The incumbent Armenian president will face strong domestic opposition to the return of occupied territories, even if Azerbaijan agrees to the proposed referendum. Hard-line nationalist groups, within and outside his government, are increasingly speaking out against any territorial concessions to Baku. One of them, the Armenian Revolutionary Federation (ARF, also known as the Dashnak Party), has threatened to pull out of the governing coalition if Sargsyan goes along with the peace formula proposed by the Minsk Group. Karabakh's ethnic Armenian leadership is also understood to be against the proposal.

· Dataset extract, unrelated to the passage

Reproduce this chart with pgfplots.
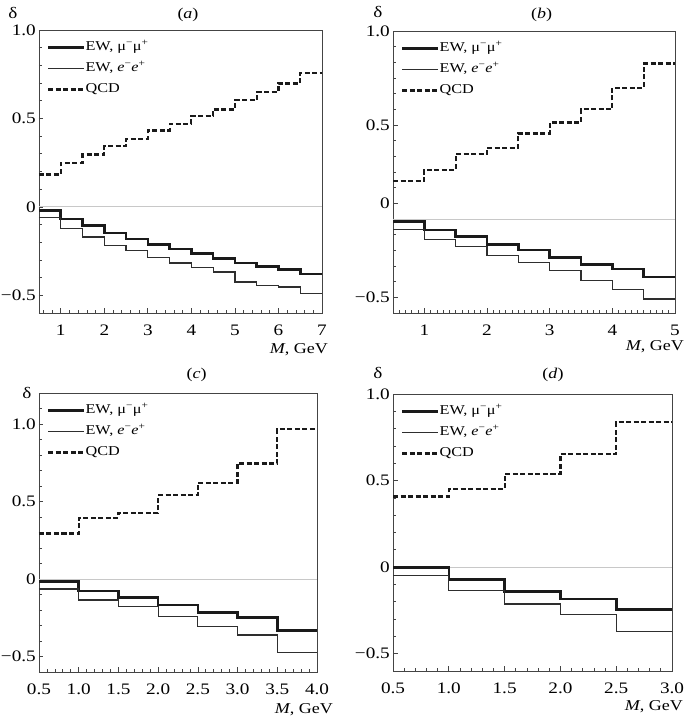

The recent upsurge in Russian diplomatic activity over Karabakh has raised fears in Armenian nationalist circles traditionally sympathetic to Russia. They have speculated that Moscow may be turning its back on Armenia and trying to win over Western-leaning Azerbaijan as part of its new strategy of boosting Russian influence in the South Caucasus. "To that end, [the Russians] need to force Armenia into making essentially unilateral and absolutely unacceptable concessions on the Karabakh issue," the ARF weekly Yerkir wrote on October 24.

For analyst Iskandarian, such speculation says more about the Armenian opinion-makers' "propensity to panic" than about Russia's true intentions. He believes that Russian and Western pressure on the conflicting parties is still not strong enough to change the Karabakh status quo. "There is some pressure, but it has so far been outweighed by resistance from within the region," he said. "I don't see any reasons why this situation should drastically change anytime soon."

Editor's Note: Emil Danielyan is a Yerevan-based journalist and political analyst.